Le vittime non sono d’accordo con questa visita e nessuno prenderà parte all’evento. Le Madri di Piazza di Maggio, i Familiari dei desaparecidos, le Abuelas e il premio Nobel per la pace Pérez Esquivel, hanno voluto sottolineare la complicità degli Stati uniti.

La novità dell’imperialismo del XXI secolo è che per questa grande offensiva contro i governi progressisti della regione non sono più necessari i generali. Ora il premio Nobel per la Pace Barack Obama arriva insieme a un esercito di 500 imprenditori. Tutto anticipato da veri e propri colpi di mercato, minacce dei fondi finanziari, della magistratura locale e di quella degli Stati uniti, grandi gruppi mediatici ecc. che contribuiscono a destabilizzare i governi e influire pesantemente sulle urne. La possibilità di concepire un’alternativa al modello neoliberista, il laboratorio latinoamericano costruito a partire dal rifiuto dell’Alca (l’Accordo di libero commercio proposto da George Bush nel 2005) sembra in fase di veloce scioglimento.

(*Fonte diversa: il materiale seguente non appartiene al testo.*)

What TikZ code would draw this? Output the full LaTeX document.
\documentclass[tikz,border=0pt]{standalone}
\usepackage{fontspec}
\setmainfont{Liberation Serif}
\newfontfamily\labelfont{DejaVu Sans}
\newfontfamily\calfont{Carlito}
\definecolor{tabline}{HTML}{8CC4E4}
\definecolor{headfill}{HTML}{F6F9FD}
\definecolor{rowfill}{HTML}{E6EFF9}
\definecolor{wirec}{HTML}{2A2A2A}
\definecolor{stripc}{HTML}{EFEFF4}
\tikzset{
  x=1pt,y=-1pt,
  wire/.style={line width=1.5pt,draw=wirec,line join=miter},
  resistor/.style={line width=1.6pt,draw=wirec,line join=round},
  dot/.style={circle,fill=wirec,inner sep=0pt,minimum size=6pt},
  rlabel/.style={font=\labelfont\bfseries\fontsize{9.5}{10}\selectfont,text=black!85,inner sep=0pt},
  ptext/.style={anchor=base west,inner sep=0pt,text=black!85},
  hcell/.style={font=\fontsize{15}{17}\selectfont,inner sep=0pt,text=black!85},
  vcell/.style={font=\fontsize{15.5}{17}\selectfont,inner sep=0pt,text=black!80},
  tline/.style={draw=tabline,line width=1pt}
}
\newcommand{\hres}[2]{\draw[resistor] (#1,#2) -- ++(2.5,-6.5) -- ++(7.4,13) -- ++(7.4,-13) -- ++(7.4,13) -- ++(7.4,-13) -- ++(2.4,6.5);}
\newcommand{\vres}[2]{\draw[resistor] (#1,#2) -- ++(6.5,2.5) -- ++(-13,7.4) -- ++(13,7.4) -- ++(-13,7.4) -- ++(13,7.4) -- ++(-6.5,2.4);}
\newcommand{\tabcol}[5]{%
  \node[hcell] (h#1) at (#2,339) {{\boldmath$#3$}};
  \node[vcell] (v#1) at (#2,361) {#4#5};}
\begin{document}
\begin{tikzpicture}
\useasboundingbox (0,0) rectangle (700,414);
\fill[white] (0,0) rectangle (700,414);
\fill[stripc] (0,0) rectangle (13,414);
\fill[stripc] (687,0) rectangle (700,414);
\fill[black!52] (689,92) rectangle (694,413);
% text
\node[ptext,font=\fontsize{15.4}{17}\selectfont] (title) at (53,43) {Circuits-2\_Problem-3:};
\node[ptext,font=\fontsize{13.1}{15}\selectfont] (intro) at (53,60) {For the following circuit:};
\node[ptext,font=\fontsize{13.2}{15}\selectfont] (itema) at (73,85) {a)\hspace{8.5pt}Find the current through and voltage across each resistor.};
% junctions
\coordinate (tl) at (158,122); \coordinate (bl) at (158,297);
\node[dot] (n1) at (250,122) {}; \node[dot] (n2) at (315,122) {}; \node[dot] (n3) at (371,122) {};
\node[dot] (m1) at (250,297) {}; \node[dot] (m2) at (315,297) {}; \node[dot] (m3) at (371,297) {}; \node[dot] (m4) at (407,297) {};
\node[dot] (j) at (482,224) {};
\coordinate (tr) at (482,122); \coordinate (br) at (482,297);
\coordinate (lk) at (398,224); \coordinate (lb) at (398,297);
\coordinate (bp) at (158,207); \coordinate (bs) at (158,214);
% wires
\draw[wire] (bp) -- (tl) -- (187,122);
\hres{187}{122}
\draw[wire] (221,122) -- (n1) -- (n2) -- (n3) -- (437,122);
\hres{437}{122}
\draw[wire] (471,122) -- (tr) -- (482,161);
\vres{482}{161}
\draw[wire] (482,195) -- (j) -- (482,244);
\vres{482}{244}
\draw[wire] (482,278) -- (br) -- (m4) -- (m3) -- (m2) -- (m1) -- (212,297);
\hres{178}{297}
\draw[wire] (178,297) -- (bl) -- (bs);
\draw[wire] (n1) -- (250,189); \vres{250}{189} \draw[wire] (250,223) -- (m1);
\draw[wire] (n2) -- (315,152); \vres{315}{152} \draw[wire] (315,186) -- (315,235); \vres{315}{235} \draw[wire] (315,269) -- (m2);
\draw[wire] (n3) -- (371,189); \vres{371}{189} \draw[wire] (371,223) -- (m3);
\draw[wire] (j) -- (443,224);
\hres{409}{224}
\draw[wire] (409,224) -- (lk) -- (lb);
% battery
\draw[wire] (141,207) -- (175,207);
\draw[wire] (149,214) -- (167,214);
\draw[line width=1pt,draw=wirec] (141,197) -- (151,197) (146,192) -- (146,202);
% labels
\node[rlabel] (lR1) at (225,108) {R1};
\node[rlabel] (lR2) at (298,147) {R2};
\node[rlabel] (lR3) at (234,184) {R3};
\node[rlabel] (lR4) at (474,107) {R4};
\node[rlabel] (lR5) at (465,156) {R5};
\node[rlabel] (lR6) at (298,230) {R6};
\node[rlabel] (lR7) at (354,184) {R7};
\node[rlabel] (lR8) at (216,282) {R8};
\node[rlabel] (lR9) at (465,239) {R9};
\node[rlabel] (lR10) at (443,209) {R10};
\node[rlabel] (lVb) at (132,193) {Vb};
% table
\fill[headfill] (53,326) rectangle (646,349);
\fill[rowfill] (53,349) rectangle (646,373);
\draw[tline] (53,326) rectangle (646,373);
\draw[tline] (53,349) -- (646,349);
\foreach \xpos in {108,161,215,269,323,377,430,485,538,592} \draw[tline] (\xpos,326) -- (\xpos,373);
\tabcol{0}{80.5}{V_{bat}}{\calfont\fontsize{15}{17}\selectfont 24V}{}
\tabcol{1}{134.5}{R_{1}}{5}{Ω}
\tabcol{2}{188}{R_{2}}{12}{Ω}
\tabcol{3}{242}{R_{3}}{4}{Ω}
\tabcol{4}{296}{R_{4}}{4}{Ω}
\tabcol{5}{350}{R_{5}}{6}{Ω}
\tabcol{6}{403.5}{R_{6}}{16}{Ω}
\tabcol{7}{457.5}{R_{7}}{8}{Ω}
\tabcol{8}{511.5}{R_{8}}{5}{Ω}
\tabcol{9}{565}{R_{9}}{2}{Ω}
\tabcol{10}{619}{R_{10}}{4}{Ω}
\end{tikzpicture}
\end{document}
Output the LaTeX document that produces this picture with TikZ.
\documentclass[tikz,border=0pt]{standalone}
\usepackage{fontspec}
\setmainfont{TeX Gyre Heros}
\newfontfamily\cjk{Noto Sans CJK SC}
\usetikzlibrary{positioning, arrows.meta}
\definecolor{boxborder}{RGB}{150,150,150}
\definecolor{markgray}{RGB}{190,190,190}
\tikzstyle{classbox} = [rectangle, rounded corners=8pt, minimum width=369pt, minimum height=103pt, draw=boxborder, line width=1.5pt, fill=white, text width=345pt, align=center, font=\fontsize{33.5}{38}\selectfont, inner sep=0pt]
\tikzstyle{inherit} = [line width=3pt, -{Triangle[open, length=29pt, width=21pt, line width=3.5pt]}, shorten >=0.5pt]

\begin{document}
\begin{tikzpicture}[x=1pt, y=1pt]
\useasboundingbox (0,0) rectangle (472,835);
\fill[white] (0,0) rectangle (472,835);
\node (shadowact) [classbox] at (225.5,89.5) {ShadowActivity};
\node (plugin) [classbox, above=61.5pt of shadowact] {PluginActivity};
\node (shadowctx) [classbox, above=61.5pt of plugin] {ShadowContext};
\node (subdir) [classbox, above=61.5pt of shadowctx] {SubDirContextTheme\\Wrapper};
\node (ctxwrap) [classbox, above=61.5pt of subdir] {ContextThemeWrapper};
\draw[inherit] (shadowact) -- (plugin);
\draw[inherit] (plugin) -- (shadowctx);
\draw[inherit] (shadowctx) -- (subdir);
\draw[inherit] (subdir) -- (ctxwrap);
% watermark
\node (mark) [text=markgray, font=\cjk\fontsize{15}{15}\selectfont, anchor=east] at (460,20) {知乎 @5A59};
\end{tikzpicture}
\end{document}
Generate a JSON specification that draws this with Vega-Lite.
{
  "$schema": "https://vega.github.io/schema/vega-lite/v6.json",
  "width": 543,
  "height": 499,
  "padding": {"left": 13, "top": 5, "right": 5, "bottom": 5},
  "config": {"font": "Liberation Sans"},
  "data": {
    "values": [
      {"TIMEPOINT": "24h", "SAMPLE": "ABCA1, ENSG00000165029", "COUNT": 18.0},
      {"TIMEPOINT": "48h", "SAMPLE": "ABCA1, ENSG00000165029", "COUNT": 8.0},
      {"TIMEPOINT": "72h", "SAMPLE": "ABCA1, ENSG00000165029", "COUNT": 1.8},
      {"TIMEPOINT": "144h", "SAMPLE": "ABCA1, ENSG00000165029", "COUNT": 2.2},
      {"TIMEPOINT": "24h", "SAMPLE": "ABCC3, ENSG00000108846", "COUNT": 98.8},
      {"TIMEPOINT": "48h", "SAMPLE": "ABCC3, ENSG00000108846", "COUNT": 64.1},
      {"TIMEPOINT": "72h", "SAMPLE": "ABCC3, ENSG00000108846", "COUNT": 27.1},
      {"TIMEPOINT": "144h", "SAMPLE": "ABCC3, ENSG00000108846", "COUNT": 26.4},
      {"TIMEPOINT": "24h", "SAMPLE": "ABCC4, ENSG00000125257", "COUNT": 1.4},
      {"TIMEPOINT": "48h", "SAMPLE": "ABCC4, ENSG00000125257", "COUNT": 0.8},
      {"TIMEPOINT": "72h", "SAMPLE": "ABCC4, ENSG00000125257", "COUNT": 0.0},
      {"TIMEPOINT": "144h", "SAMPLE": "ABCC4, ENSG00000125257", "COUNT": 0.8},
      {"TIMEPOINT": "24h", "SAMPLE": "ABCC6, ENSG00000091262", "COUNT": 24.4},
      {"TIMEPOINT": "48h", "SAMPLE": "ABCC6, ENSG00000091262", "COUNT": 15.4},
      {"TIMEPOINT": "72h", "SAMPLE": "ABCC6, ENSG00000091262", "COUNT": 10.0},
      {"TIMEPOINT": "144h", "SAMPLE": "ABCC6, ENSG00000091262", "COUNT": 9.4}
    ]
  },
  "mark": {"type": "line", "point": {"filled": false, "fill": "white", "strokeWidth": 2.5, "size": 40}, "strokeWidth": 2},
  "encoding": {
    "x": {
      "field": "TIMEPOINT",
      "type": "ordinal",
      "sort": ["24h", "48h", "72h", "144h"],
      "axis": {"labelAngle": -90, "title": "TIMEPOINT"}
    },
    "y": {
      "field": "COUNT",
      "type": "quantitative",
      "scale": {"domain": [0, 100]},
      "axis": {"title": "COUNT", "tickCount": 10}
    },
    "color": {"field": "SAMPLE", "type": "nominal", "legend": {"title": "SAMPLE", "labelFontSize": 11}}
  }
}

In Brasile, dopo i due mandati di Luiz Inácio Lula da Silva e quello in corso di Dilma Rousseff il pericolo che le elezioni del 2018 fossero di nuovo vinte da Lula ha scatenato una guerra mediatica senza esclusione di colpi. A questa offensiva si è aggiunta la magistratura che farà di tutto per distruggere la grande popolarità di Lula. Rispecchiando quanto succede in Brasile, anche i giornali argentini hanno cominciato ad annunciare l’arrivo di una valanga di processi per corruzione contro l’ex presidenta Cristina Fernández de Kirchner. Ma le destre non avranno vita facile, in questo 40° anniversario del golpe quel Nunca más avrà il sapore di un nuovo inizio.